El recorrido del país, bajo su mando con mano de hierro, presentó cambios esencialmente simbólicos. Otra vez, en un escenario con enormes recursos de petróleo y gas, sus escasos 18 millones de habitantes, deberían después de tres décadas por fuera del modelo soviético, ser millonarios. Pero, si bien ello resulta distante de la realidad y difícil de evaluar, el país presenta realizaciones sobresalientes, dentro de las cuales figura en forma especial, como propósito político, la transformación de la capital.

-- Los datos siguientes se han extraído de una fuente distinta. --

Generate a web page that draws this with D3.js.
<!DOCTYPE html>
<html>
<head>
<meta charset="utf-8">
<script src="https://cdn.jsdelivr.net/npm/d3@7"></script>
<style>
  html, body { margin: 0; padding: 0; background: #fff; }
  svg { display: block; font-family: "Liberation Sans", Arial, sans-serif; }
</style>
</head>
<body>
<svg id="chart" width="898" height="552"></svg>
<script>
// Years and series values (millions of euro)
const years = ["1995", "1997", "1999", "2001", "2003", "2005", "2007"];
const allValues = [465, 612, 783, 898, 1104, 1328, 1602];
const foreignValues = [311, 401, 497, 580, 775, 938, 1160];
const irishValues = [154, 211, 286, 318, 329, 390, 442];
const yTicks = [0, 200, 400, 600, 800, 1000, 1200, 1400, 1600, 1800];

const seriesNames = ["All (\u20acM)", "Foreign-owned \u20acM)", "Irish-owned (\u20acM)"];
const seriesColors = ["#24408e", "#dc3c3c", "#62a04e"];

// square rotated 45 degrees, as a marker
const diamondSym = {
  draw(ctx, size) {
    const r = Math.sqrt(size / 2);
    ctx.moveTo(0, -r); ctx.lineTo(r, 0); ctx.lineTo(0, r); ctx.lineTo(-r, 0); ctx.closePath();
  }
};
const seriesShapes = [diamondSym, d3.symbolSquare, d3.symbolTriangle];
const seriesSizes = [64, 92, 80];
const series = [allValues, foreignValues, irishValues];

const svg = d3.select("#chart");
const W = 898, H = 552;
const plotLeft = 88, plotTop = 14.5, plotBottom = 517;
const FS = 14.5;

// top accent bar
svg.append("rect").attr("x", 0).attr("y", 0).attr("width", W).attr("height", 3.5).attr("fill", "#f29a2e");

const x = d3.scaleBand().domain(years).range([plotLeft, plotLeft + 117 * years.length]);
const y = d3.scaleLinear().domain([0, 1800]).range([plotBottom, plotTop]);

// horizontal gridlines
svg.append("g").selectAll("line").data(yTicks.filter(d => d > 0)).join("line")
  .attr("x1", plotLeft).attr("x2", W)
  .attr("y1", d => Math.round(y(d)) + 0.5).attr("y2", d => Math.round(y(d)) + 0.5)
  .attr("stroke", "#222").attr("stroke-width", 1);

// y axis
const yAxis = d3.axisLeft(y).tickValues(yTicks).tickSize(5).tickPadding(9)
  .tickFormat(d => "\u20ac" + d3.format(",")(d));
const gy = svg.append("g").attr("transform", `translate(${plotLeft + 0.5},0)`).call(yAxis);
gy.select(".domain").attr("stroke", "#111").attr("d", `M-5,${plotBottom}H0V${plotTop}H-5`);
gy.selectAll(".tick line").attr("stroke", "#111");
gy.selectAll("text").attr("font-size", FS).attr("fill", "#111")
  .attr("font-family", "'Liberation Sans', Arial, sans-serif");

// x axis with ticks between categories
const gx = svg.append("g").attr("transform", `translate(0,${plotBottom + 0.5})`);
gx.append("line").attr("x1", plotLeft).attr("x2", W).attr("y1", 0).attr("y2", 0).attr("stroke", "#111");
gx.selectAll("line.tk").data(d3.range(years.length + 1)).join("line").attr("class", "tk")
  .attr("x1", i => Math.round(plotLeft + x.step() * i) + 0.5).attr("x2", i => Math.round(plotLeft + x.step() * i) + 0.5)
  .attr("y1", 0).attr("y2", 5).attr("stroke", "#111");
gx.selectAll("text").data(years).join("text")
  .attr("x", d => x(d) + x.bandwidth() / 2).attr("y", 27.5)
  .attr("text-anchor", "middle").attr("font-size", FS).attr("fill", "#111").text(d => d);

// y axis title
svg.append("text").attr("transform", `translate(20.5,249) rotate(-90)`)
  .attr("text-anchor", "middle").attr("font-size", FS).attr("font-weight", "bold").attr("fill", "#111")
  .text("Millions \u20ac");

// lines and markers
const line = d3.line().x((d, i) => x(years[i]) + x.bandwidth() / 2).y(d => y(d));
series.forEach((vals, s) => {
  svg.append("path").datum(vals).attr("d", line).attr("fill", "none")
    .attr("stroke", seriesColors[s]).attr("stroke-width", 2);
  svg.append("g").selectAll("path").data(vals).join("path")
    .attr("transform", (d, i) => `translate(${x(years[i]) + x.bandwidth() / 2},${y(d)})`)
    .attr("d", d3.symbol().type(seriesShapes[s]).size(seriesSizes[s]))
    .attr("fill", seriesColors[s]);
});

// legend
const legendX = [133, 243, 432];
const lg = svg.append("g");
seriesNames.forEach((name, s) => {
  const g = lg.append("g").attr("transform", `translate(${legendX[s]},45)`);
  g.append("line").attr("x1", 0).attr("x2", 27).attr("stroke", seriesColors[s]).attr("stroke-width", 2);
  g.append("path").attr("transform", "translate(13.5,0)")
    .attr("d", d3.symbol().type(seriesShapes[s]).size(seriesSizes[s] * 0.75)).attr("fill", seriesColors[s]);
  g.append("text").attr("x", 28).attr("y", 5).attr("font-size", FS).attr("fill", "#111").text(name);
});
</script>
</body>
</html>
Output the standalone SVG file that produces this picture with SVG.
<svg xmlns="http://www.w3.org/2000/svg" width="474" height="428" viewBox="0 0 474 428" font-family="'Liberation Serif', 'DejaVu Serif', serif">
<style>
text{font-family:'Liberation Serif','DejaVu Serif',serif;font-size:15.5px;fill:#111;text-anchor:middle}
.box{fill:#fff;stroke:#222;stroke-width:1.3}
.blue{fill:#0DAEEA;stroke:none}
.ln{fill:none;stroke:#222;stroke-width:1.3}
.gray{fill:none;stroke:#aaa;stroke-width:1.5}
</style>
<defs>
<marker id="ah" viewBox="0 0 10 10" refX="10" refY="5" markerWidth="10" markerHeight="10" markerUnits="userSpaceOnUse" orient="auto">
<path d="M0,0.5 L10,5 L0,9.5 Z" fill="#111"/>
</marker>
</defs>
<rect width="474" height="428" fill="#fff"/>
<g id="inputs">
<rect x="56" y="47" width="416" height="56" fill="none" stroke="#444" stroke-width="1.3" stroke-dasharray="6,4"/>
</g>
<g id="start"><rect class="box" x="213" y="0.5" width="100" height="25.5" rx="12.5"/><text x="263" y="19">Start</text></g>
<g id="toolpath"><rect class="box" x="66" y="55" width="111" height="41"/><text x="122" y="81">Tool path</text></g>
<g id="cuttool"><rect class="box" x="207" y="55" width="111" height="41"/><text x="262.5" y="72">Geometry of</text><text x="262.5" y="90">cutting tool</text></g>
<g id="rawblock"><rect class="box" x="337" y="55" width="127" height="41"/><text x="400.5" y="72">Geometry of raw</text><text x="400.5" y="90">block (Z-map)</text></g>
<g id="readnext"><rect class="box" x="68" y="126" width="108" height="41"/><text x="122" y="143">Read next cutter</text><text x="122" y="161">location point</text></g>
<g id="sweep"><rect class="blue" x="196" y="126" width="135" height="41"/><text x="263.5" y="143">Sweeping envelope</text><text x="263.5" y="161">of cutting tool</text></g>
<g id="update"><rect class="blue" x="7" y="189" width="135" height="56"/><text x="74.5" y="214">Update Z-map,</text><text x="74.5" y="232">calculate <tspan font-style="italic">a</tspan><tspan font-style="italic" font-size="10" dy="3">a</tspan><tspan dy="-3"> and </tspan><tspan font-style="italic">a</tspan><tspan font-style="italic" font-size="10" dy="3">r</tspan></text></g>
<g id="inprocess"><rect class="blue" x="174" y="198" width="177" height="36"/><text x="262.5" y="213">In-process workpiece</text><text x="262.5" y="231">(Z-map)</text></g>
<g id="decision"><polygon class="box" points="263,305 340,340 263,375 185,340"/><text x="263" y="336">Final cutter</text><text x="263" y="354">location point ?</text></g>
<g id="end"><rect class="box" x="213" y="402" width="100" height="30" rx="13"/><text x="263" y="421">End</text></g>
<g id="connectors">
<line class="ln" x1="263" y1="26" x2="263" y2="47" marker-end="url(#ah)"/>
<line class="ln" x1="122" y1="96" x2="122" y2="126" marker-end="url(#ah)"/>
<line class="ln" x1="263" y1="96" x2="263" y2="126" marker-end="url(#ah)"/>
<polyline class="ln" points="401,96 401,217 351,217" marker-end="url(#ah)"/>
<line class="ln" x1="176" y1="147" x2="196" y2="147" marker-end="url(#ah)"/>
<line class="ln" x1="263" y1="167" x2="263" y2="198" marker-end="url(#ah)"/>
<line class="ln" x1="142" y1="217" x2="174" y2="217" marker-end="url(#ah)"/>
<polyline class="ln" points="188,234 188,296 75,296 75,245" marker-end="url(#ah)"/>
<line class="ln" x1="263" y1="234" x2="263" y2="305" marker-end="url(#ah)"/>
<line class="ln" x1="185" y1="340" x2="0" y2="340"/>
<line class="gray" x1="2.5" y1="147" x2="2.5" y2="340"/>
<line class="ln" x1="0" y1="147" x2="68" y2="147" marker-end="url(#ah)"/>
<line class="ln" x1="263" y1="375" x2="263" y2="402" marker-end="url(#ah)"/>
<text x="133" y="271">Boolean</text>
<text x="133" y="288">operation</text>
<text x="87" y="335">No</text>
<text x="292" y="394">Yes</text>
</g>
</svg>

La antigua Almaty, que sigue vigorosa bajo la inercia de su historia, vinculada a los procesos de expansión y comercio de la legendaria ruta terrestre de la seda, fue reemplazada por una nueva, donde todo ha sido inventado para impresionar. Astaná, que quiere decir simplemente “capital”, parece un engendro de Walt Disney. Su paisaje urbano representa una especie de explosión de cemento, hierro y vidrio, donde en medio de una especie de desorden magnífico alternan obras firmadas por los arquitectos más sobresalientes del mundo occidental.

En apariencia, los kazajos han tenido la suerte de que su viejo cacique haya decidido dejar el poder. Pero, otra vez, nada más engañoso que las renuncias calculadas y acompañadas de honores y agradecimientos desmedidos a esos padres y presidentes eternos que, en contravía de los ideales democráticos más elementales, se quedan por ahí con unos prodigios claves, además de los honores que les permiten salir impunemente a disfrutar de un retiro diseñado a su mayor conveniencia.

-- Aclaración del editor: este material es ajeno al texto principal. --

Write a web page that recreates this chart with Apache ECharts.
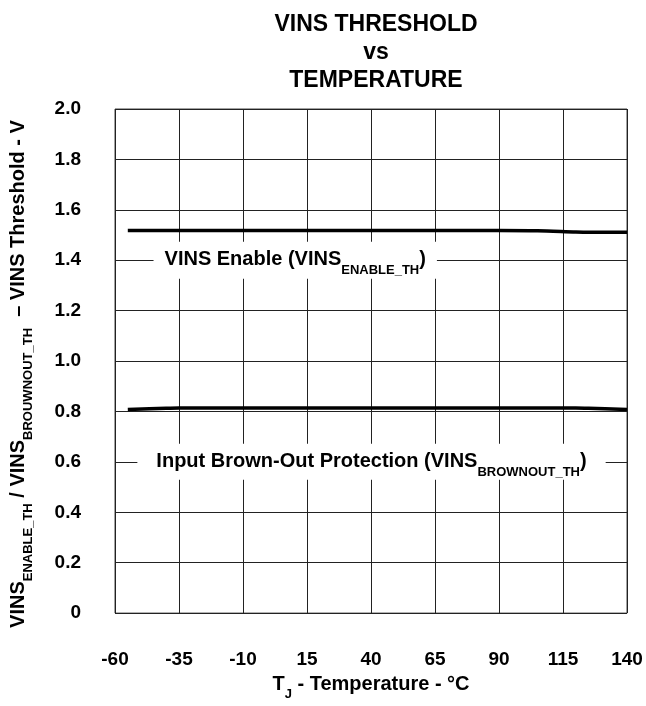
<!DOCTYPE html>
<html><head><meta charset="utf-8">
<script src="https://cdn.jsdelivr.net/npm/echarts@6/dist/echarts.min.js"></script>
<style>html,body{margin:0;padding:0;background:#fff}#c{width:646px;height:706px}</style>
</head><body><div id="c"></div>
<script>
const temps = [-55, -40, -35, -10, 15, 40, 65, 90, 105, 120, 125, 140];
const enableTh = [1.518, 1.518, 1.518, 1.518, 1.518, 1.518, 1.518, 1.518, 1.517, 1.512, 1.511, 1.511];
const brownoutTh = [0.808, 0.813, 0.814, 0.814, 0.814, 0.814, 0.814, 0.814, 0.814, 0.814, 0.813, 0.808];
const xTicks = [-60, -35, -10, 15, 40, 65, 90, 115, 140];
const yTicks = [0, 0.2, 0.4, 0.6, 0.8, 1.0, 1.2, 1.4, 1.6, 1.8, 2.0];
const labelEnable = [10.4, 1.4];
const labelBrown = [40.2, 0.6];

const FF = '"Liberation Sans", Arial, sans-serif';
const chart = echarts.init(document.getElementById('c'));
const mainStyle = {fontSize: 20, fontWeight: 'bold', fontFamily: FF, color: '#000', lineHeight: 26};
const subStyle = {fontSize: 13, fontWeight: 'bold', fontFamily: FF, color: '#000', verticalAlign: 'bottom', lineHeight: 26, padding: [0,0,-4,0]};

chart.setOption({
  animation: false,
  title: {
    text: 'VINS THRESHOLD\nvs\nTEMPERATURE',
    left: 371, textAlign: 'center', top: 6,
    textStyle: {fontFamily: FF, fontWeight: 'bold', fontSize: 23, lineHeight: 28, color: '#000'}
  },
  grid: {left: 114, right: 19, top: 109, bottom: 82, show: true, borderColor: '#444', borderWidth: 1},
  xAxis: {
    type: 'value', min: -60, max: 140, interval: 25,
    axisLine: {show: false}, axisTick: {show: false},
    splitLine: {show: true, lineStyle: {color: '#222', width: 1}},
    axisLabel: {margin: 37, fontFamily: FF, fontWeight: 'bold', fontSize: 19, color: '#000'},
    name: '{m|T}{s|J}{m| - Temperature - °C}',
    nameLocation: 'middle', nameGap: 55,
    nameTextStyle: {rich: {m: mainStyle, s: subStyle}}
  },
  yAxis: {
    type: 'value', min: 0, max: 2, interval: 0.2,
    axisLine: {show: false}, axisTick: {show: false},
    splitLine: {show: true, lineStyle: {color: '#222', width: 1}},
    axisLabel: {margin: 34, fontFamily: FF, fontWeight: 'bold', fontSize: 19, color: '#000',
      formatter: v => (Math.abs(v) < 1e-9 ? '0' : v.toFixed(1))},
    name: '{m|VINS}{s|ENABLE_TH}{m| / VINS}{s|BROUWNOUT_TH}{m|  – VINS Threshold - V}',
    nameLocation: 'middle', nameGap: 84, nameRotate: 90,
    nameTextStyle: {padding: [0, 26, 0, 0], rich: {m: mainStyle, s: subStyle}}
  },
  series: [
    {type: 'line', data: temps.map((t, i) => [t, enableTh[i]]), showSymbol: false, smooth: 0.3,
      lineStyle: {color: '#000', width: 3.5}, z: 3},
    {type: 'line', data: temps.map((t, i) => [t, brownoutTh[i]]), showSymbol: false, smooth: 0.3,
      lineStyle: {color: '#000', width: 3.5}, z: 3},
    {type: 'scatter', symbolSize: 0, z: 4, silent: true, itemStyle: {opacity: 1},
      data: [
        {value: labelEnable, label: {padding: [5, 11, 6, 11]},
         name: '{m|VINS Enable (VINS}{s|ENABLE_TH}{m|)}'},
        {value: labelBrown, label: {padding: [5, 19, 5, 19]},
         name: '{m|Input Brown-Out Protection (VINS}{s|BROWNOUT_TH}{m|)}'}
      ],
      label: {show: true, position: 'inside', backgroundColor: '#fff', opacity: 1,
        formatter: p => p.name, rich: {m: mainStyle, s: subStyle}}
    }
  ]
});
</script></body></html>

Todo un entramado de cambios, concebidos a la manera de un tapiz oriental, adorna la transición de Kazajistán hacia una nueva era. El primero de ellos es el del nombre mismo de la ciudad capital, que en adelante llevará el nombre del retirado timonel: Nursultán. Otro cambio radica en el propósito de adoptar en el lapso de pocos años el alfabeto latino, para reemplazar el de origen cirílico, herencia de la larga relación con Rusia, y facilitar las relaciones con el mundo occidental.

Con la aparición de uno que otro movimiento de protesta por ese cambio premeditado en favor del no cambio, estamos ante el espectáculo del eventual nacimiento, no garantizado, de una república nueva, que solo podría serlo si logra superar la capacidad de ingeniería política de la que pretende seguir haciendo gala el jefe en aparente retirada.

Estos son momentos de aquellos en los cuales se puede comprobar que no hay nada más contrario a las aspiraciones democráticas de un pueblo que el dominio de la voluntad de una sola persona. Porque nadie puede ser, ni se puede considerar superior, para todos los efectos, a los demás miembros de su nación. La pretensión, y el logro, de hacer un país a la medida de algún “inspirador supremo”, con su idea de perpetuarse en el poder, solamente puede significar una desgracia para el destino de quienes se ven obligados a vivir su vida de la manera que él señale.

Cuando por fin se vaya, llegan las oportunidades de inventar, entre todos, una nueva fisonomía política. Para ello será necesario desatar a tiempo los nudos que haya dejado quien de manera estratégica anuncie su salida.